Wednesday, December 30, 2009

2009's top blog posts

Below are my top six blog postings of 2009, in order of the number of page views as calculated by Google Analytics:

  1. Announcing release of HadoopDB (longer version), and (shorter version). Combined visits: 31,228 (26,650 and 4,638 for the longer and shorter versions respectively).

    The post gave an overview of the HadoopDB project that was released from my research group at Yale over the summer. The basic idea is to combine the scalability and ease-of-use of Hadoop with the performance on structured data of relational database systems.

  2. A tour through hybrid column/row-oriented DBMS schemes. 2,922 visits.

    This might be the post I'm most proud of, from the ones on this list. It went through different ways one can combine row-store and column-store technology in a single DBMS. I believe that hybrid database systems along the lines described in the post are going to take off in 2010, and the predictions made in the post will soon come to fruition.

  3. ParAccel and their puzzling TPC-H results. 2,499 visits.

    Of the posts on this list, this is the one I like the least, and the one that needs to be rewritten the most. I don't recommend reading it, but if you do, make sure you read the corrections in the comment thread in addition to the main article. However, the post is very stale at this point, since it discusses some TPC-H results from ParAccel that were challenged by a competitor and ParAccel later withdrew in September. ParAccel has not yet rerun these 30TB TPC-H benchmark results.

  4. Watch out for VectorWise. 1,595 visits.

    This post discussed the technology behind Ingres' new column-store storage engine designed for analytical workloads, based on some research out of CWI. I am very high on this technology and my research group has had a chance to play around with it a little this winter.

  5. Analysis of the "MapReduce Online" paper. 1,108 visits.

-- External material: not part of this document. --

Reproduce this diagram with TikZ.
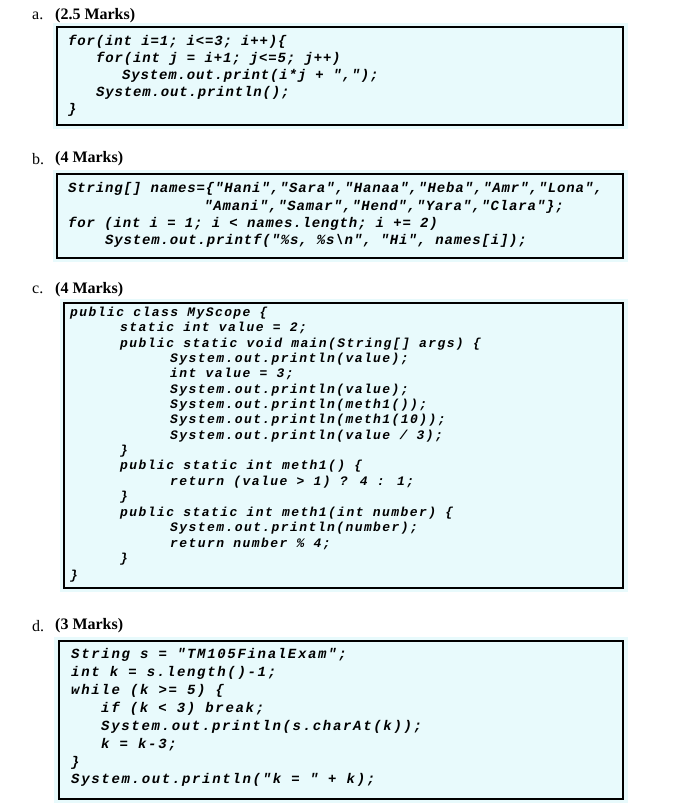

    I'm surprised this post got so many visits, since it was really geared only for readers in the research community. This post reviewed some research performed at the University of California, Berkeley, which explored how to pipeline results from different phases in MapReduce jobs to improve performance and enable early estimations of results. Rumor has it that this paper was accepted to NSDI 2010. I think the model of releasing papers as technical reports and independently reviewing and recommending them in public on venues like blogs is an interesting model to consider for the next decade, rather than the private 'accept' or 'reject' reviewing process currently used today.

  6. Kickfire’s approach to parallelism. 1,042 visits.

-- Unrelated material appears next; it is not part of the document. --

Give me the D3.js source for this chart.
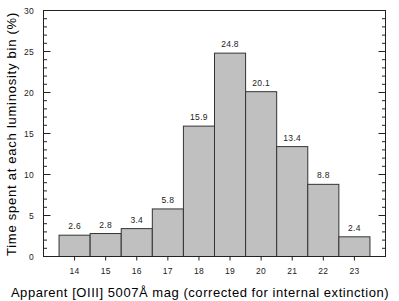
<!DOCTYPE html>
<html><head><meta charset="utf-8">
<script src="https://cdn.jsdelivr.net/npm/d3@7"></script>
<style>body{margin:0;background:#fff}svg{display:block}</style>
</head><body>
<svg id="c" width="399" height="301"></svg>
<script>
const categories = [14,15,16,17,18,19,20,21,22,23];
const values = [2.6,2.8,3.4,5.8,15.9,24.8,20.1,13.4,8.8,2.4];
const yTicks = [0,5,10,15,20,25,30];
const xTitle = "Apparent [OIII] 5007Å mag (corrected for internal extinction)";
const yTitle = "Time spent at each luminosity bin (%)";

const svg = d3.select("#c");
const L=43.5, R=385.5, T=10.5, B=256.5;
const x = d3.scaleLinear().domain([13,24]).range([L,R]);
const y = d3.scaleLinear().domain([0,30]).range([B,T]);
const font = "Arial, 'Liberation Sans', sans-serif";

// bars
svg.selectAll("rect.bar").data(values).enter().append("rect")
  .attr("x",(d,i)=>x(categories[i]-0.5))
  .attr("width",(d,i)=>x(categories[i]+0.5)-x(categories[i]-0.5))
  .attr("y",d=>y(d)).attr("height",d=>y(0)-y(d))
  .attr("fill","#c0c0c0").attr("stroke","#333").attr("stroke-width",1);

// labels
svg.selectAll("text.val").data(values).enter().append("text")
  .attr("x",(d,i)=>x(categories[i])).attr("y",d=>y(d)-6)
  .attr("text-anchor","middle").attr("font-family",font).attr("font-size",8.5)
  .attr("letter-spacing",0.3)
  .attr("fill","#222").text(d=>d.toFixed(1));

// frame
svg.append("rect").attr("x",L).attr("y",T).attr("width",R-L).attr("height",B-T)
  .attr("fill","none").attr("stroke","#222").attr("stroke-width",1);

// y ticks (inward both sides)
const minor = d3.range(0,31,1);
minor.forEach(v=>{
  const maj = v%5===0; const len = maj?7:3.5;
  svg.append("line").attr("x1",L).attr("x2",L+len).attr("y1",y(v)).attr("y2",y(v)).attr("stroke","#222");
  svg.append("line").attr("x1",R).attr("x2",R-len).attr("y1",y(v)).attr("y2",y(v)).attr("stroke","#222");
});
svg.selectAll("text.yt").data(yTicks).enter().append("text")
  .attr("x",34).attr("y",d=>y(d)+3).attr("text-anchor","end")
  .attr("font-family",font).attr("font-size",8.5).attr("letter-spacing",0.3)
  .attr("fill","#222").text(d=>d);

// x ticks
categories.forEach(c=>{
  svg.append("line").attr("x1",x(c)).attr("x2",x(c)).attr("y1",B).attr("y2",B+4).attr("stroke","#222");
});
svg.selectAll("text.xt").data(categories).enter().append("text")
  .attr("x",d=>x(d)).attr("y",274).attr("text-anchor","middle")
  .attr("font-family",font).attr("font-size",8.5).attr("letter-spacing",0.3)
  .attr("fill","#222").text(d=>d);

// titles
svg.append("text").attr("x",200).attr("y",297).attr("text-anchor","middle")
  .attr("font-family",font).attr("font-size",13).attr("letter-spacing",0.55)
  .attr("fill","#000").text(xTitle);
svg.append("text").attr("transform","translate(16,134) rotate(-90)").attr("text-anchor","middle")
  .attr("font-family",font).attr("font-size",13).attr("letter-spacing",0.75)
  .attr("fill","#000").text(yTitle);
</script>
</body></html>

    This post takes a deeper dive into Kickfire's technology than you'll find in most other places. I find the way that they use FPGA technology to maximize the parallelism that can be achieved on analytical queries in a single-box machine to be quite impressive.

The post from 2009 that I feel is the most underrated (meaning that the number of visits did not match up with what I felt was the quality of the post) was:
  • What is the right way to measure scale?

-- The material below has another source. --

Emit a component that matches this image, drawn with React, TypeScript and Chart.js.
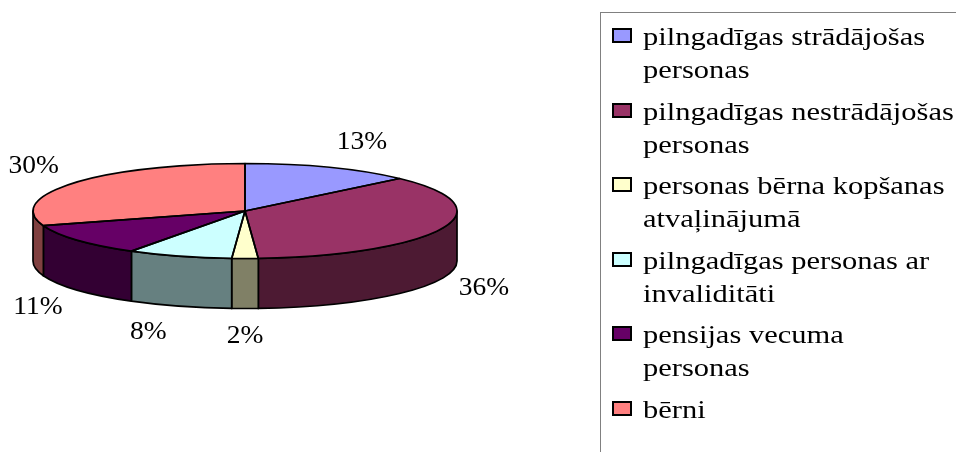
import React, { useEffect, useRef } from 'react';
import { Chart, registerables } from 'chart.js';

Chart.register(...registerables);

// ---- data ----
const CATEGORIES: string[][] = [
  ['pilngadīgas strādājošas', 'personas'],
  ['pilngadīgas nestrādājošas', 'personas'],
  ['personas bērna kopšanas', 'atvaļinājumā'],
  ['pilngadīgas personas ar', 'invaliditāti'],
  ['pensijas vecuma', 'personas'],
  ['bērni'],
];
const VALUES = [13, 36, 2, 8, 11, 30];
const TOP_COLORS = ['#9999FF', '#993366', '#FFFFCC', '#CCFFFF', '#660066', '#FF8080'];
const SIDE_COLORS = ['#4D4D80', '#4D1A33', '#808066', '#668080', '#330033', '#804040'];

// ---- layout / style ----
const CX = 245;
const CY = 211;
const RX = 212;
const RY = 47.5;
const DEPTH = 50;
const LABEL_RX = 255;
const LABEL_RY = 75;
const LABEL_SHIFT = 26;
const TEXT_SX = 1.22;
const LABEL_SX = 1.1;
const FONT = '25px "Liberation Serif", "Times New Roman", serif';

const pie3d = {
  id: 'pie3d',
  beforeDatasetsDraw(chart: any) {
    const ctx: CanvasRenderingContext2D = chart.ctx;
    const meta = chart.getDatasetMeta(0);
    ctx.save();
    ctx.lineWidth = 1.7;
    ctx.strokeStyle = '#000';
    ctx.lineJoin = 'round';
    meta.data.forEach((arc: any, i: number) => {
      const { startAngle, endAngle } = arc.getProps(['startAngle', 'endAngle'], true);
      const s = Math.max(startAngle, 0);
      const e = Math.min(endAngle, Math.PI);
      if (e <= s) return;
      ctx.beginPath();
      ctx.ellipse(CX, CY, RX, RY, 0, s, e);
      ctx.ellipse(CX, CY + DEPTH, RX, RY, 0, e, s, true);
      ctx.closePath();
      ctx.fillStyle = SIDE_COLORS[i];
      ctx.fill();
      ctx.stroke();
    });
    ctx.restore();
    const a0 = meta.data[0];
    ctx.save();
    ctx.translate(CX, CY);
    ctx.scale(RX / a0.outerRadius, RY / a0.outerRadius);
    ctx.translate(-a0.x, -a0.y);
  },
  afterDatasetsDraw(chart: any) {
    const ctx: CanvasRenderingContext2D = chart.ctx;
    ctx.restore();
    const meta = chart.getDatasetMeta(0);
    const total = VALUES.reduce((a, b) => a + b, 0);
    ctx.save();
    ctx.lineWidth = 1.7;
    ctx.strokeStyle = '#000';
    ctx.lineJoin = 'round';
    meta.data.forEach((arc: any) => {
      const { startAngle, endAngle } = arc.getProps(['startAngle', 'endAngle'], true);
      ctx.beginPath();
      ctx.moveTo(CX, CY);
      ctx.ellipse(CX, CY, RX, RY, 0, startAngle, endAngle);
      ctx.closePath();
      ctx.stroke();
    });
    ctx.fillStyle = '#000';
    ctx.font = FONT;
    ctx.textAlign = 'center';
    ctx.textBaseline = 'middle';
    meta.data.forEach((arc: any, i: number) => {
      const { startAngle, endAngle } = arc.getProps(['startAngle', 'endAngle'], true);
      const mid = (startAngle + endAngle) / 2;
      const sn = Math.sin(mid);
      const cs = Math.cos(mid);
      const side = Math.abs(cs) < 0.05 ? 0 : Math.sign(cs);
      const x = CX + LABEL_RX * cs + LABEL_SHIFT * side * (1 - Math.abs(cs));
      const y = CY + LABEL_RY * sn + (sn > 0.05 ? DEPTH : 0);
      const txt = Math.round((VALUES[i] / total) * 100) + '%';
      ctx.save();
      ctx.translate(x, y);
      ctx.scale(LABEL_SX, 1);
      ctx.fillText(txt, 0, 0);
      ctx.restore();
    });
    ctx.restore();
  },
};

export default function App() {
  const ref = useRef<HTMLCanvasElement>(null);
  useEffect(() => {
    if (!ref.current) return;
    const chart = new Chart(ref.current, {
      type: 'pie',
      data: {
        labels: CATEGORIES.map((c) => c.join(' ')),
        datasets: [
          {
            data: VALUES,
            backgroundColor: TOP_COLORS,
            borderWidth: 0,
            clip: false,
          } as any,
        ],
      },
      options: {
        responsive: false,
        animation: false,
        events: [],
        layout: { padding: { left: 33, right: 499, top: 14, bottom: 14 } },
        plugins: {
          legend: { display: false },
          tooltip: { enabled: false },
        },
      },
      plugins: [pie3d],
    });
    return () => chart.destroy();
  }, []);

  return (
    <div style={{ position: 'fixed', left: 0, top: 0, width: 956, height: 452, background: '#fff', overflow: 'hidden' }}>
      <canvas ref={ref} width={956} height={452} style={{ position: 'absolute', left: 0, top: 0 }} />
      <div
        style={{
          position: 'absolute',
          left: 600,
          top: 12,
          width: 420,
          height: 480,
          borderLeft: '1px solid #808080',
          borderTop: '1px solid #808080',
          boxSizing: 'border-box',
          paddingTop: 7,
          font: FONT,
          lineHeight: '33px',
          color: '#000',
        }}
      >
        {CATEGORIES.map((lines, i) => (
          <div key={i} style={{ position: 'relative', marginBottom: 8.5, paddingLeft: 42 }}>
            <div
              style={{
                position: 'absolute',
                left: 11,
                top: 8,
                width: 20,
                height: 15,
                boxSizing: 'border-box',
                border: '2px solid #000',
                background: TOP_COLORS[i],
              }}
            />
            {lines.map((ln, j) => (
              <div key={j} style={{ height: 33, whiteSpace: 'nowrap' }}>
                <span style={{ display: 'inline-block', transform: `scaleX(${TEXT_SX})`, transformOrigin: '0 0' }}>{ln}</span>
              </div>
            ))}
          </div>
        ))}
      </div>
    </div>
  );
}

    I really feel that people thought about scale in the wrong way in 2009. People assume that if a database can fit a lot of data inside of it (i.e. many petabytes), it must be really scalable. But if the data is not very accessible (i.e. it is stored on slow media, or it takes forever to scan through it all because there are not enough disk spindles or CPUs to process it), then the system is not nearly as scalable as it would seem.

Bottom line, if you only have time to read three of my postings from 2009, I would like them to be:

  1. The longer HadoopDB post (this is the only post about my own research)
  2. The hybrid column/row-store post
  3. The post on measuring scale
Overall, I'm pleased with the impact my blog seems to have had, and I intend to continue write posts for it in 2010.